In certain cases, businesses might need to provide a Certificate of Origin, validating the country in which the goods were produced or manufactured. This document is particularly important when the exported goods are subject to trade agreements or preferential duty rates based on their origin.
A Bill of Lading or Air Waybill is also required. This serves as a contract between the exporter and the carrier, detailing the type, quantity, and destination of the goods, and acts as a receipt once the goods are delivered.
Export compliance, on the other hand, involves adhering to the regulations set by the exporting country and the importing country. These regulations often encompass product safety standards, labeling requirements, and import restrictions. Businesses should be well versed in these regulations to avoid legal complications and potential penalties.

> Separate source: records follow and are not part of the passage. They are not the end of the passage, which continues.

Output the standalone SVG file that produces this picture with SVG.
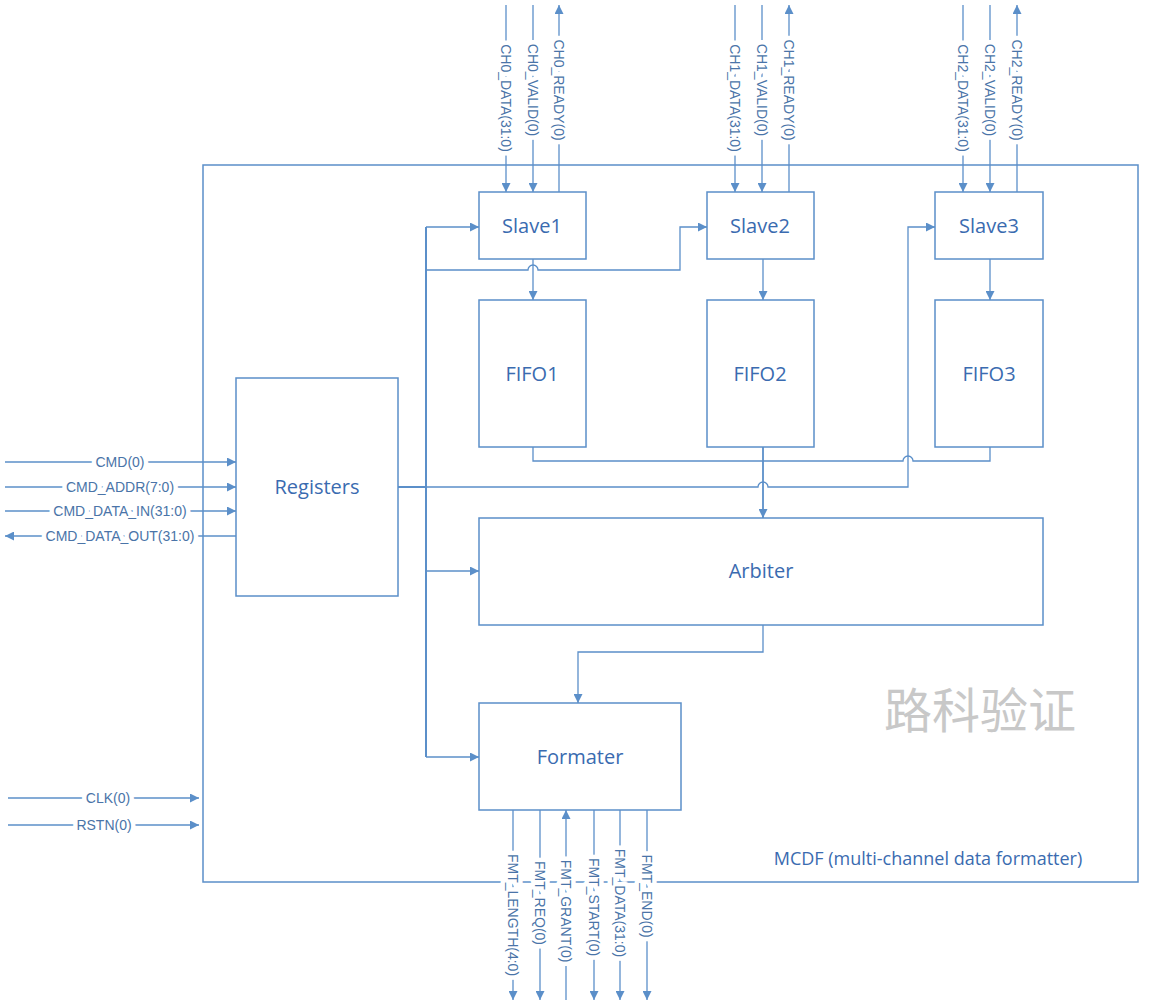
<svg xmlns="http://www.w3.org/2000/svg" width="1155" height="1004" viewBox="0 0 1155 1004">
<style>
.b{fill:#fff;stroke:#5b8fc9;stroke-width:1.5}
.l path{fill:none;stroke:#5b8fc9;stroke-width:1.3}
.t{font-family:"Open Sans","Liberation Sans",sans-serif;fill:#3a6bb0;font-size:20px;text-anchor:middle}
.s{font-family:"Liberation Sans",sans-serif;fill:#4a74a8;font-size:14px;text-anchor:middle;stroke:#fff;stroke-width:9;stroke-linejoin:round;paint-order:stroke;dominant-baseline:central}
</style>
<defs><marker id="a" viewBox="0 0 10 10" refX="10" refY="5" markerWidth="9" markerHeight="9" orient="auto-start-reverse" markerUnits="userSpaceOnUse"><path d="M0,0L10,5L0,10z" fill="#5b8fc9"/></marker></defs>
<rect x="203" y="165" width="935" height="717" fill="none" stroke="#5b8fc9" stroke-width="1.5"/>
<g id="connectors" class="l">
<path d="M506 5V192" marker-end="url(#a)"/><path d="M533 5V192" marker-end="url(#a)"/>
<path d="M735 5V192" marker-end="url(#a)"/><path d="M762 5V192" marker-end="url(#a)"/>
<path d="M963 5V192" marker-end="url(#a)"/><path d="M990 5V192" marker-end="url(#a)"/>
<path d="M559 192V5" marker-end="url(#a)"/><path d="M789 192V5" marker-end="url(#a)"/><path d="M1017 192V5" marker-end="url(#a)"/>
<path d="M5 462H236" marker-end="url(#a)"/><path d="M5 487H236" marker-end="url(#a)"/><path d="M5 511H236" marker-end="url(#a)"/>
<path d="M236 536H5" marker-end="url(#a)"/>
<path d="M8 798H199" marker-end="url(#a)"/><path d="M8 825H199" marker-end="url(#a)"/>
<path d="M513 810V1000" marker-end="url(#a)"/><path d="M540 810V1000" marker-end="url(#a)"/>
<path d="M594 810V1000" marker-end="url(#a)"/><path d="M620 810V1000" marker-end="url(#a)"/><path d="M647 810V1000" marker-end="url(#a)"/>
<path d="M566 1000V810" marker-end="url(#a)"/>
<path d="M533 259V300" marker-end="url(#a)"/><path d="M763 259V300" marker-end="url(#a)"/><path d="M990 259V300" marker-end="url(#a)"/>
<path d="M398 487H426M426 227V757" style="stroke-width:2"/>
<path d="M426 227H479" marker-end="url(#a)"/><path d="M426 571H479" marker-end="url(#a)"/><path d="M426 757H479" marker-end="url(#a)"/>
<path d="M426 270H528a5 5 0 0 1 10 0H680V227H707" marker-end="url(#a)"/>
<path d="M426 487H758a5 5 0 0 1 10 0H908V227H935" marker-end="url(#a)"/>
<path d="M533 447V461H903a5 5 0 0 1 10 0H990V447"/>
<path d="M763 447V518" marker-end="url(#a)" style="stroke-width:1.8"/>
<path d="M763 625V652H578V703" marker-end="url(#a)"/>
</g>
<g id="slave1"><rect class="b" x="479" y="192" width="107" height="67"/><text class="t" x="532" y="233">Slave1</text></g>
<g id="slave2"><rect class="b" x="707" y="192" width="107" height="67"/><text class="t" x="760" y="233">Slave2</text></g>
<g id="slave3"><rect class="b" x="935" y="192" width="108" height="67"/><text class="t" x="989" y="233">Slave3</text></g>
<g id="fifo1"><rect class="b" x="479" y="300" width="107" height="147"/><text class="t" x="532" y="381">FIFO1</text></g>
<g id="fifo2"><rect class="b" x="707" y="300" width="107" height="147"/><text class="t" x="760" y="381">FIFO2</text></g>
<g id="fifo3"><rect class="b" x="935" y="300" width="108" height="147"/><text class="t" x="989" y="381">FIFO3</text></g>
<g id="registers"><rect class="b" x="236" y="378" width="162" height="218"/><text class="t" x="317" y="494">Registers</text></g>
<g id="arbiter"><rect class="b" x="479" y="518" width="564" height="107"/><text class="t" x="761" y="578">Arbiter</text></g>
<g id="formater"><rect class="b" x="479" y="703" width="202" height="107"/><text class="t" x="580" y="764">Formater</text></g>
<g id="labels">
<text class="s" transform="translate(506,98) rotate(90)">CH0_DATA(31:0)</text>
<text class="s" transform="translate(533,90) rotate(90)">CH0_VALID(0)</text>
<text class="s" transform="translate(559,90) rotate(90)">CH0_READY(0)</text>
<text class="s" transform="translate(735,98) rotate(90)">CH1_DATA(31:0)</text>
<text class="s" transform="translate(762,90) rotate(90)">CH1_VALID(0)</text>
<text class="s" transform="translate(789,90) rotate(90)">CH1_READY(0)</text>
<text class="s" transform="translate(963,98) rotate(90)">CH2_DATA(31:0)</text>
<text class="s" transform="translate(990,90) rotate(90)">CH2_VALID(0)</text>
<text class="s" transform="translate(1017,90) rotate(90)">CH2_READY(0)</text>
<text class="s" x="120" y="462">CMD(0)</text>
<text class="s" x="120" y="487">CMD_ADDR(7:0)</text>
<text class="s" x="120" y="511">CMD_DATA_IN(31:0)</text>
<text class="s" x="120" y="536">CMD_DATA_OUT(31:0)</text>
<text class="s" x="108" y="798">CLK(0)</text>
<text class="s" x="104" y="825">RSTN(0)</text>
<text class="s" transform="translate(513,915) rotate(90)">FMT_LENGTH(4:0)</text>
<text class="s" transform="translate(540,903) rotate(90)">FMT_REQ(0)</text>
<text class="s" transform="translate(566,911) rotate(90)">FMT_GRANT(0)</text>
<text class="s" transform="translate(594,907) rotate(90)">FMT_START(0)</text>
<text class="s" transform="translate(620,903) rotate(90)">FMT_DATA(31:0)</text>
<text class="s" transform="translate(647,896) rotate(90)">FMT_END(0)</text>
<text x="928" y="865" style="font-family:'Open Sans','Liberation Sans',sans-serif;font-size:18px;fill:#3a6bb0;text-anchor:middle">MCDF (multi-channel data formatter)</text>
<text x="980" y="728" style="font-family:'Noto Sans CJK SC',sans-serif;font-size:48px;fill:#c8c8c8;text-anchor:middle">路科验证</text>
</g>
</svg>
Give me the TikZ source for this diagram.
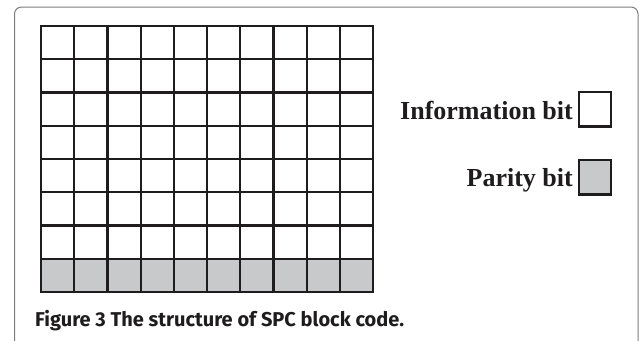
\documentclass[tikz,border=0pt]{standalone}
\usepackage{fontspec}
\setmainfont{Liberation Serif}
\newfontfamily\capfont{Fira Sans}
\definecolor{paritygray}{RGB}{200,201,203}
\definecolor{framegray}{RGB}{125,125,125}
\definecolor{inkblack}{RGB}{30,28,28}
\begin{document}
\begin{tikzpicture}[x=1pt,y=-1pt,
  gridline/.style={line width=2.2pt, draw=inkblack},
  legbox/.style={draw=inkblack, line width=2.2pt, minimum width=32pt, minimum height=34.5pt, inner sep=0pt},
  legtext/.style={font=\fontsize{26}{30}\selectfont\bfseries, text=inkblack, anchor=base east, inner sep=0pt}]
\useasboundingbox (0,0) rectangle (639,340);
% outer frame
\draw[framegray, line width=1pt, rounded corners=7pt] (14.5,350) -- (14.5,7) -- (638,7) -- (638,350);
% grid
\fill[paritygray] (41,258.75) rectangle (373,292);
\foreach \i in {1,...,9} \draw[gridline] (41+\i*33.2,26) -- (41+\i*33.2,292);
\foreach \j in {1,...,7} \draw[gridline] (41,26+\j*33.25) -- (373,26+\j*33.25);
\draw[gridline] (41,26) rectangle (373,292);
% legend
\node[legbox] (infobox) at (595,109.3) {};
\node[legbox, fill=paritygray] (parbox) at (595,177.3) {};
\node[legtext] (infotext) at (573,119.3) {Information bit};
\node[legtext] (partext) at (573,186.7) {Parity bit};
% caption
\node[anchor=base west, inner sep=0pt, text=inkblack, font=\capfont\fontsize{20}{24}\selectfont] (caption) at (35,326.5) {\bfseries Figure 3 The structure of SPC block code.};
\end{tikzpicture}
\end{document}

Export controls and sanctions are another critical aspect of compliance. These laws restrict the export of certain goods, technologies, or services to specific countries, organizations, or individuals.
Moreover, data privacy and security regulations are increasingly important in today's digital age. Companies must ensure the protection of customer data and comply with privacy laws in both the exporting and importing countries.
Understanding and managing export documentation and compliance can be challenging, but they are essential for successful and legal international trade operations. By staying updated on changes in regulations, working with experienced customs brokers, and leveraging technology to manage documentation, businesses can navigate this complex landscape more effectively.